Gilles Reckinger

Bittere Orangen

Ein neues Gesicht der Sklaverei in Europa
Cover: Bittere Orangen
Peter Hammer Verlag, Wuppertal 2018
ISBN 9783779505907
Kartoniert, 232 Seiten, 24,00 EUR

Klappentext

Auf Lampedusa hat man sie an Land gehen sehen, erschöpft und traumatisiert von der Flucht. Viele der Menschen aus afrikanischen Ländern, die ihre Hoffnung auf ein freies Leben in Europa gesetzt hatten, sind nie aus Italien herausgekommen. Sie stecken fest in einer neuen Sackgasse: den süditalienischen Orangenplantagen. Während ihrer Asylverfahren stehen Geflüchtete in Italien ohne Papiere und ohne Rechte buchstäblich auf der Straße. Die nahen Plantagen sind oft ihre einzige Chance auf einen Job. Offen verachtet von der Bevölkerung, untergebracht in Slums und fern jeder medizinischer Versorgung pflücken sie 12 Stunden am Tag Orangen. Für 150 Euro im Monat - sofern sie das Glück haben, morgens auf dem "Arbeitsstrich" aufgelesen zu werden. Gilles Reckinger ist immer wieder nach Rosarno, eine kleine Stadt in Italiens Stiefelspitze, gereist, um die Arbeits- und Lebensbedingungen der migrantischen Erntehelfer zu dokumentieren. In vielen Gesprächen ist er den Menschen nahe gekommen, die festgesetzt sind in extremer Prekarisierung ohne jede Option. Nicht einmal die auf Rückkehr in ihr Herkunftsland.

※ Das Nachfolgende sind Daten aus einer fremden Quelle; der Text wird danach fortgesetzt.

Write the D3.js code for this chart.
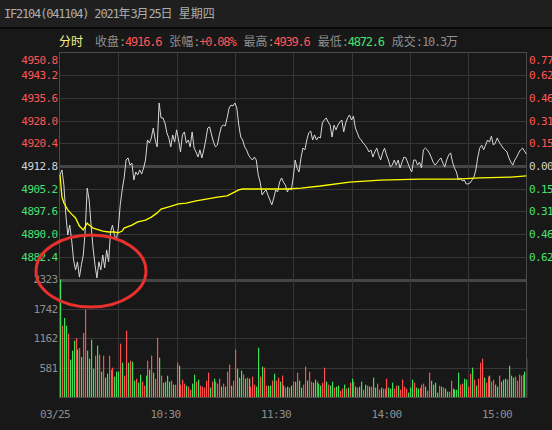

Rezensionsnotiz zu Frankfurter Rundschau, 21.08.2018

Rezensentin Marie Sophie Adeoso wird von Gilles Reckingers neuem Buch nicht kalt gelassen. Wenn sie liest, wie der Luxemburger Ethnologe in die Gegend um das kalabrische Rosarno reist, um auf das Schicksal tausender afrikanischer Migranten, die zu Hungerlöhnen auf Orangenplantagen arbeiten, aufmerksam zu machen, wird die Kritikerin gleich mehrfach von Scham gepackt. Zum einen, weil Reckinger ihr anschaulich vermitteln kann, wie schwer es ihm oft fällt, auf "Augenhöhe" mit den Befragten zu sprechen, die sich aus Hoffnung auf eine bessere Zukunft in eine "quasi-koloniale Unterwürfigkeitshaltung" begeben. Zum anderen, weil die Rezensentin fassungslos erfährt, unter welchen Bedingungen Menschen mitten in Europa ohne Visum und Geld in der Illegalität zu überleben versuchen. Dass Reckinger gelegentlich zu ausholenden Beobachtungen neigt, verzeiht Adeoso nicht zuletzt dank vieler Fotografien und Hintergrundinformationen gern.